=== PROVIDED DATA ===

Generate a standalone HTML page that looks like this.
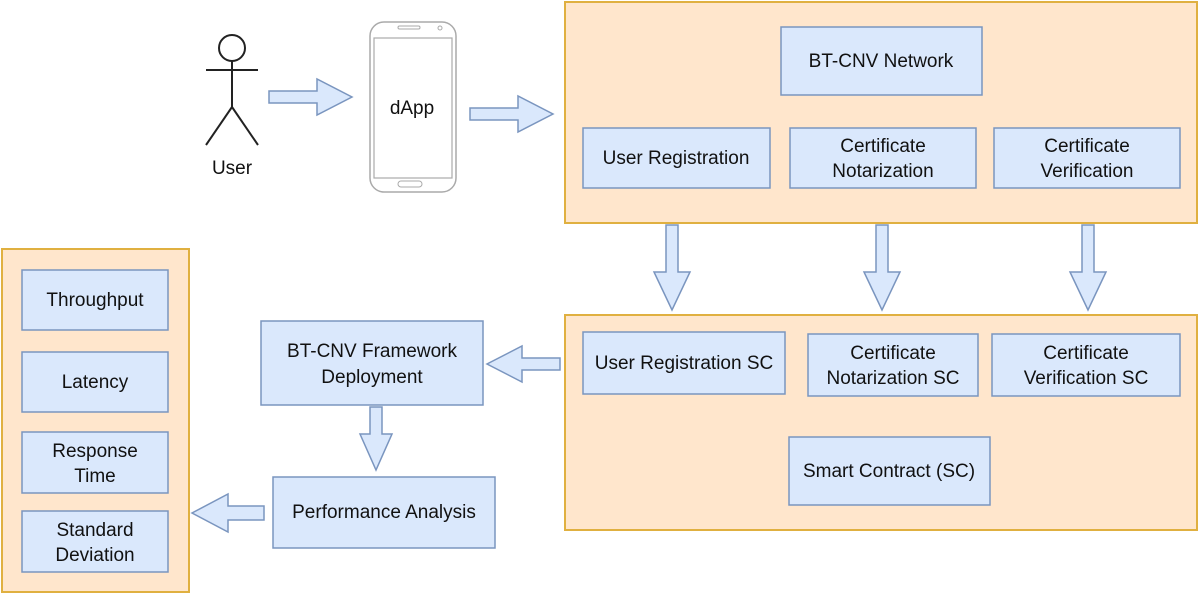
<!DOCTYPE html>
<html><head><meta charset="utf-8"><style>
html,body{margin:0;padding:0;background:#fff}
svg{display:block}
text{font-family:"Liberation Sans",sans-serif;font-size:19px;fill:#111;text-anchor:middle}
.c{fill:#ffe6cc;stroke:#e0b040;stroke-width:2}
.b{fill:#dae8fc;stroke:#7a95bf;stroke-width:1.5}
.a{fill:#dae8fc;stroke:#7a95bf;stroke-width:1.5}
</style></head><body>
<svg width="1200" height="594" viewBox="0 0 1200 594">
<g stroke="#222" stroke-width="2" fill="none">
<circle cx="232" cy="48" r="13"/>
<line x1="232" y1="61" x2="232" y2="107"/>
<line x1="206" y1="70" x2="258" y2="70"/>
<line x1="232" y1="107" x2="206" y2="145"/>
<line x1="232" y1="107" x2="258" y2="145"/>
</g>
<text x="232" y="174">User</text>
<rect x="370" y="22" width="86" height="170" rx="14" fill="#fff" stroke="#aaa" stroke-width="1.5"/>
<rect x="374" y="38" width="78" height="140" fill="#fff" stroke="#aaa" stroke-width="1.2"/>
<rect x="398" y="181" width="24" height="6" rx="3" fill="none" stroke="#aaa"/>
<rect x="398" y="26" width="22" height="3" rx="1.5" fill="none" stroke="#aaa"/>
<circle cx="440" cy="28" r="2" fill="none" stroke="#aaa"/>
<text x="412" y="114">dApp</text>
<polygon class="a" points="269,91 317,91 317,79 352,97 317,115 317,103 269,103"/>
<polygon class="a" points="470,108 518,108 518,96 553,114 518,132 518,120 470,120"/>
<rect class="c" x="565" y="2" width="632" height="221"/>
<rect class="b" x="781" y="27" width="201" height="68"/>
<text x="881" y="67">BT-CNV Network</text>
<rect class="b" x="583" y="128" width="187" height="60"/>
<text x="676" y="164">User Registration</text>
<rect class="b" x="790" y="128" width="186" height="60"/>
<text x="883" y="152">Certificate</text><text x="883" y="177">Notarization</text>
<rect class="b" x="994" y="128" width="186" height="60"/>
<text x="1087" y="152">Certificate</text><text x="1087" y="177">Verification</text>
<polygon class="a" points="666,225 678,225 678,272 690,272 672,310 654,272 666,272"/>
<polygon class="a" points="876,225 888,225 888,272 900,272 882,310 864,272 876,272"/>
<polygon class="a" points="1082,225 1094,225 1094,272 1106,272 1088,310 1070,272 1082,272"/>
<rect class="c" x="565" y="315" width="632" height="215"/>
<rect class="b" x="583" y="332" width="202" height="62"/>
<text x="684" y="369">User Registration SC</text>
<rect class="b" x="808" y="334" width="170" height="62"/>
<text x="893" y="359">Certificate</text><text x="893" y="384">Notarization SC</text>
<rect class="b" x="992" y="334" width="188" height="62"/>
<text x="1086" y="359">Certificate</text><text x="1086" y="384">Verification SC</text>
<rect class="b" x="789" y="437" width="201" height="68"/>
<text x="889" y="477">Smart Contract (SC)</text>
<polygon class="a" points="560,358 522,358 522,346 487,364 522,382 522,370 560,370"/>
<rect class="b" x="261" y="321" width="222" height="84"/>
<text x="372" y="357">BT-CNV Framework</text><text x="372" y="383">Deployment</text>
<polygon class="a" points="370,407 382,407 382,434 392,434 376,470 360,434 370,434"/>
<rect class="b" x="273" y="477" width="222" height="71"/>
<text x="384" y="518">Performance Analysis</text>
<polygon class="a" points="264,506 228,506 228,494 192,513 228,532 228,520 264,520"/>
<rect class="c" x="2" y="249" width="187" height="343"/>
<rect class="b" x="22" y="270" width="146" height="60"/>
<text x="95" y="306">Throughput</text>
<rect class="b" x="22" y="352" width="146" height="60"/>
<text x="95" y="388">Latency</text>
<rect class="b" x="22" y="432" width="146" height="61"/>
<text x="95" y="457">Response</text><text x="95" y="482">Time</text>
<rect class="b" x="22" y="511" width="146" height="61"/>
<text x="95" y="536">Standard</text><text x="95" y="561">Deviation</text>
</svg>
</body></html>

===

▶ [INSTRUCTION]:
The data should be printed again unchanged; leave its pictures out.

▶ [REPLY TO THE EXERCISE]:
Generate a standalone HTML page that looks like this.
<!DOCTYPE html>
<html><head><meta charset="utf-8"><style>
html,body{margin:0;padding:0;background:#fff}
svg{display:block}
text{font-family:"Liberation Sans",sans-serif;font-size:19px;fill:#111;text-anchor:middle}
.c{fill:#ffe6cc;stroke:#e0b040;stroke-width:2}
.b{fill:#dae8fc;stroke:#7a95bf;stroke-width:1.5}
.a{fill:#dae8fc;stroke:#7a95bf;stroke-width:1.5}
</style></head><body>
<svg width="1200" height="594" viewBox="0 0 1200 594">
<g stroke="#222" stroke-width="2" fill="none">
<circle cx="232" cy="48" r="13"/>
<line x1="232" y1="61" x2="232" y2="107"/>
<line x1="206" y1="70" x2="258" y2="70"/>
<line x1="232" y1="107" x2="206" y2="145"/>
<line x1="232" y1="107" x2="258" y2="145"/>
</g>
<text x="232" y="174">User</text>
<rect x="370" y="22" width="86" height="170" rx="14" fill="#fff" stroke="#aaa" stroke-width="1.5"/>
<rect x="374" y="38" width="78" height="140" fill="#fff" stroke="#aaa" stroke-width="1.2"/>
<rect x="398" y="181" width="24" height="6" rx="3" fill="none" stroke="#aaa"/>
<rect x="398" y="26" width="22" height="3" rx="1.5" fill="none" stroke="#aaa"/>
<circle cx="440" cy="28" r="2" fill="none" stroke="#aaa"/>
<text x="412" y="114">dApp</text>
<polygon class="a" points="269,91 317,91 317,79 352,97 317,115 317,103 269,103"/>
<polygon class="a" points="470,108 518,108 518,96 553,114 518,132 518,120 470,120"/>
<rect class="c" x="565" y="2" width="632" height="221"/>
<rect class="b" x="781" y="27" width="201" height="68"/>
<text x="881" y="67">BT-CNV Network</text>
<rect class="b" x="583" y="128" width="187" height="60"/>
<text x="676" y="164">User Registration</text>
<rect class="b" x="790" y="128" width="186" height="60"/>
<text x="883" y="152">Certificate</text><text x="883" y="177">Notarization</text>
<rect class="b" x="994" y="128" width="186" height="60"/>
<text x="1087" y="152">Certificate</text><text x="1087" y="177">Verification</text>
<polygon class="a" points="666,225 678,225 678,272 690,272 672,310 654,272 666,272"/>
<polygon class="a" points="876,225 888,225 888,272 900,272 882,310 864,272 876,272"/>
<polygon class="a" points="1082,225 1094,225 1094,272 1106,272 1088,310 1070,272 1082,272"/>
<rect class="c" x="565" y="315" width="632" height="215"/>
<rect class="b" x="583" y="332" width="202" height="62"/>
<text x="684" y="369">User Registration SC</text>
<rect class="b" x="808" y="334" width="170" height="62"/>
<text x="893" y="359">Certificate</text><text x="893" y="384">Notarization SC</text>
<rect class="b" x="992" y="334" width="188" height="62"/>
<text x="1086" y="359">Certificate</text><text x="1086" y="384">Verification SC</text>
<rect class="b" x="789" y="437" width="201" height="68"/>
<text x="889" y="477">Smart Contract (SC)</text>
<polygon class="a" points="560,358 522,358 522,346 487,364 522,382 522,370 560,370"/>
<rect class="b" x="261" y="321" width="222" height="84"/>
<text x="372" y="357">BT-CNV Framework</text><text x="372" y="383">Deployment</text>
<polygon class="a" points="370,407 382,407 382,434 392,434 376,470 360,434 370,434"/>
<rect class="b" x="273" y="477" width="222" height="71"/>
<text x="384" y="518">Performance Analysis</text>
<polygon class="a" points="264,506 228,506 228,494 192,513 228,532 228,520 264,520"/>
<rect class="c" x="2" y="249" width="187" height="343"/>
<rect class="b" x="22" y="270" width="146" height="60"/>
<text x="95" y="306">Throughput</text>
<rect class="b" x="22" y="352" width="146" height="60"/>
<text x="95" y="388">Latency</text>
<rect class="b" x="22" y="432" width="146" height="61"/>
<text x="95" y="457">Response</text><text x="95" y="482">Time</text>
<rect class="b" x="22" y="511" width="146" height="61"/>
<text x="95" y="536">Standard</text><text x="95" y="561">Deviation</text>
</svg>
</body></html>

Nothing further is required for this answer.